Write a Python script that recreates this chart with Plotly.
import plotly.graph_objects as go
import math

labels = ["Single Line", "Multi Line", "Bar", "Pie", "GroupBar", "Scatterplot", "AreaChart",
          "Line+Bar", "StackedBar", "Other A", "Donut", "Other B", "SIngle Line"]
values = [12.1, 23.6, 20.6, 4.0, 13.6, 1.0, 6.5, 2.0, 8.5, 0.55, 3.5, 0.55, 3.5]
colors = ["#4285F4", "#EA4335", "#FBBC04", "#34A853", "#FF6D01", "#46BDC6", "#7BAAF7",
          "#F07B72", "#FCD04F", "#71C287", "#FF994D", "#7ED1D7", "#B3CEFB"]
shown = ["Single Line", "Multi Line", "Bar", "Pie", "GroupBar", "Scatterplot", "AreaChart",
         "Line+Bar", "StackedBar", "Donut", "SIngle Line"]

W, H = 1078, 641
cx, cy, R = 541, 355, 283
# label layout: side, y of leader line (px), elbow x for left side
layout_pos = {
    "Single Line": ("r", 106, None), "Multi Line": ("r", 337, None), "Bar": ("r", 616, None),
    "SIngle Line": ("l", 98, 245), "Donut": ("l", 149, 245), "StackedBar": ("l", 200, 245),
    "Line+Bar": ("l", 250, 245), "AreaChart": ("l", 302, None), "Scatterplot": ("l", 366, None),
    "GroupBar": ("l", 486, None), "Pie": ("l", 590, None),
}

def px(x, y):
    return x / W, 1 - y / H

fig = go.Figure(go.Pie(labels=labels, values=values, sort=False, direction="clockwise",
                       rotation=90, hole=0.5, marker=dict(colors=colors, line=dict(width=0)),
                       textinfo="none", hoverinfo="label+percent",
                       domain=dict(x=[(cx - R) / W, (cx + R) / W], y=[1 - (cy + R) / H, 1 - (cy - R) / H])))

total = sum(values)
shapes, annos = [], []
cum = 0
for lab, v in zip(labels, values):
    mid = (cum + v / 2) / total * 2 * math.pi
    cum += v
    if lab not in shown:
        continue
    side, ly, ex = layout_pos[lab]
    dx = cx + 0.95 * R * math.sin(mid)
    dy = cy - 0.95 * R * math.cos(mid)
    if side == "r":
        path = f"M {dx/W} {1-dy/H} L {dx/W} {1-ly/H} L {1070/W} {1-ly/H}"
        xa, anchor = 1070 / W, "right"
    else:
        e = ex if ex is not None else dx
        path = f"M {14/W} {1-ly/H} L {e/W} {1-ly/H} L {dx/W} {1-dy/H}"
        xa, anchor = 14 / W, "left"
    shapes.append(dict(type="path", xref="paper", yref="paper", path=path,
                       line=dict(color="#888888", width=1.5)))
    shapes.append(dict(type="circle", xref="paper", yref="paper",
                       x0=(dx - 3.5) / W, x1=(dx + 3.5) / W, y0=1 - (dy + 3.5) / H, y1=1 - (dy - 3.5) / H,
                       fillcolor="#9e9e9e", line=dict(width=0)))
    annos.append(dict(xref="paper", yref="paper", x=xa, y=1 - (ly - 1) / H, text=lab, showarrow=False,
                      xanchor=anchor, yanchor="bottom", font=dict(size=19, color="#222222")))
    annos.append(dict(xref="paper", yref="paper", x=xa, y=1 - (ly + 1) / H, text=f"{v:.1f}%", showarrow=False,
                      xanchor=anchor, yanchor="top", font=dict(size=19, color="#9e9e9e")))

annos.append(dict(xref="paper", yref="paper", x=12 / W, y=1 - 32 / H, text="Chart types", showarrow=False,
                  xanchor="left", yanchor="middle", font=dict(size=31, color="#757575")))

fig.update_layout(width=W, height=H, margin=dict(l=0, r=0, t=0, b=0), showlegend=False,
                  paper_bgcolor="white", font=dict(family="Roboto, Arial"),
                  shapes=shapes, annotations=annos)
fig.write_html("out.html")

* * *

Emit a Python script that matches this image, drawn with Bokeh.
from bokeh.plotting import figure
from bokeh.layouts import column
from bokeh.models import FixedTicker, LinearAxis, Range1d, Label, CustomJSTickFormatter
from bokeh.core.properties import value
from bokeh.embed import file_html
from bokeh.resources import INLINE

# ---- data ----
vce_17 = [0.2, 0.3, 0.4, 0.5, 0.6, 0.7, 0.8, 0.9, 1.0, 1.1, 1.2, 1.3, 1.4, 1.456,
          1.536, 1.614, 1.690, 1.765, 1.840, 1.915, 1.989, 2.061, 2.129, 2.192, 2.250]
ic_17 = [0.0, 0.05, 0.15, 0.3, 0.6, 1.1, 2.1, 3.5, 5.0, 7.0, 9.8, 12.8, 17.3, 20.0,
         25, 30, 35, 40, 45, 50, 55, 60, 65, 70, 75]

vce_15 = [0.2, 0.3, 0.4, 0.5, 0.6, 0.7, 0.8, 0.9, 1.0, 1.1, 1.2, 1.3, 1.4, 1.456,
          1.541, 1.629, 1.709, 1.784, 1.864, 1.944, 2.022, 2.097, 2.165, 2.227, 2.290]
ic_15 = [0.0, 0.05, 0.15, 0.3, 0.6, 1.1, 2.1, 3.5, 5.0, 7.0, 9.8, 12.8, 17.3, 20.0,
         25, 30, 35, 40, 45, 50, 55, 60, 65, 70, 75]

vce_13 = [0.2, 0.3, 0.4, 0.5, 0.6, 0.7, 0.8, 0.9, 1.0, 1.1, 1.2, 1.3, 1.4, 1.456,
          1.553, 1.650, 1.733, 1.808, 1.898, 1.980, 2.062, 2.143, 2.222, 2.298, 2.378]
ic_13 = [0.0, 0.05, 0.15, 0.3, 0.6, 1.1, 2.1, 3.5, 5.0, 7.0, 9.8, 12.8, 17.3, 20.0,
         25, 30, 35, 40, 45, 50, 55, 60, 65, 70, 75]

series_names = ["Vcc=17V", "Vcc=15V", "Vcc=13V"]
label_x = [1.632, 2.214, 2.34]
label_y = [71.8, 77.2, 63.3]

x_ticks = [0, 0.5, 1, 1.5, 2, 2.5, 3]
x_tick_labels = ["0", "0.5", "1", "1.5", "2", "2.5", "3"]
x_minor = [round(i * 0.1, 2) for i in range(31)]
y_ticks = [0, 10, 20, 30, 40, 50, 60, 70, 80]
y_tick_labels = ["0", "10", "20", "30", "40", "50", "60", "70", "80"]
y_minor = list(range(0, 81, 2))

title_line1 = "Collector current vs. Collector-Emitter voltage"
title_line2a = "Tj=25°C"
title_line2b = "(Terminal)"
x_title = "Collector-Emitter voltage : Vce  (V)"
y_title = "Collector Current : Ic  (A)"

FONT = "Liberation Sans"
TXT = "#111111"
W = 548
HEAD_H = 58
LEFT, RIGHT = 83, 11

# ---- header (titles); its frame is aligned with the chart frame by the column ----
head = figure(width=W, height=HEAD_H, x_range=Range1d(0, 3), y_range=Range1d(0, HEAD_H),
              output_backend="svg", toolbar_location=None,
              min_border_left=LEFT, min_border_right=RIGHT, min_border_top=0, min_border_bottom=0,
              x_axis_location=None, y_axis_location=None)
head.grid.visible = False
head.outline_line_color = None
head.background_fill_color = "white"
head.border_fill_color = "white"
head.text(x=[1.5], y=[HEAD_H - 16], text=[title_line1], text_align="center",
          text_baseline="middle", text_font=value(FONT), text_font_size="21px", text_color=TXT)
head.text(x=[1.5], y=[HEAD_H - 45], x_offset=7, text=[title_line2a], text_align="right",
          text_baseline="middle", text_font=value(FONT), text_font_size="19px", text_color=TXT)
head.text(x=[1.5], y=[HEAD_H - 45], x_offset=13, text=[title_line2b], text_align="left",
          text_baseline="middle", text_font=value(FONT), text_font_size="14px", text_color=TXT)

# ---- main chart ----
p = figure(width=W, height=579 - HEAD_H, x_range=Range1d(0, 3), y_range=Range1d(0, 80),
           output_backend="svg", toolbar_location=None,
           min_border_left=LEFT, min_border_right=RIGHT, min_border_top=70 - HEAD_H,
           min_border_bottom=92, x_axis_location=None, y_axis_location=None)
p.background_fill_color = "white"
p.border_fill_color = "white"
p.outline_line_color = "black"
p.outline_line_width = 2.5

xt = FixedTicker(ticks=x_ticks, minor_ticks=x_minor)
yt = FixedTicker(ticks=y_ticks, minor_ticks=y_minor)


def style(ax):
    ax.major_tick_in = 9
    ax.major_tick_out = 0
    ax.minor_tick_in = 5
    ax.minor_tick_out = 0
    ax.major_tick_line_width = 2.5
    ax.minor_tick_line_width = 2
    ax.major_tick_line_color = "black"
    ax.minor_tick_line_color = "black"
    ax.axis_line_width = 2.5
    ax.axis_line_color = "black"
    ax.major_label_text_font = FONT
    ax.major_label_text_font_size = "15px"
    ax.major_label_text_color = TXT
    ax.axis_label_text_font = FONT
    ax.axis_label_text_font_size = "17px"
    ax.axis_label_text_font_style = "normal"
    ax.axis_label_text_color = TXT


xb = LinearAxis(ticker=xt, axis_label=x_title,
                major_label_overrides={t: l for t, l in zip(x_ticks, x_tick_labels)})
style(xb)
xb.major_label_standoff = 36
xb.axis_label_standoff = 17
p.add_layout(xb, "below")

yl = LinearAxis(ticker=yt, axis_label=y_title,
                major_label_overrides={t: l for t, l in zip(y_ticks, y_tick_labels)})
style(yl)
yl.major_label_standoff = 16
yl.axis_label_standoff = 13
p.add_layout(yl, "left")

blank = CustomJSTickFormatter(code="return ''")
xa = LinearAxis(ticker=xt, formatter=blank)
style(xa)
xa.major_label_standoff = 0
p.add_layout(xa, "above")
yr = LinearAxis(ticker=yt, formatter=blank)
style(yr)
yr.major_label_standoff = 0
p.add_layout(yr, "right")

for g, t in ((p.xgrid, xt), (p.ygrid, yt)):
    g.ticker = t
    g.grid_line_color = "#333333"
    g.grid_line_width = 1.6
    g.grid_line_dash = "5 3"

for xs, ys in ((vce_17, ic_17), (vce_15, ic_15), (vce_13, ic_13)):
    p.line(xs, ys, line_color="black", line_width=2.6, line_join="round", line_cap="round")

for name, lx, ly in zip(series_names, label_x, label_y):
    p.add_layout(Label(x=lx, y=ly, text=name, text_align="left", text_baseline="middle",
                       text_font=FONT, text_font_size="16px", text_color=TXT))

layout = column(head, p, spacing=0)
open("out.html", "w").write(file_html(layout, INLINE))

What the exercise asks.
Retype the portion of the data above that starts on the line with "Emit a Python" and finishes on the line with "from bokeh.resources import INLINE", including both of those lines.

Response.
Emit a Python script that matches this image, drawn with Bokeh.
from bokeh.plotting import figure
from bokeh.layouts import column
from bokeh.models import FixedTicker, LinearAxis, Range1d, Label, CustomJSTickFormatter
from bokeh.core.properties import value
from bokeh.embed import file_html
from bokeh.resources import INLINE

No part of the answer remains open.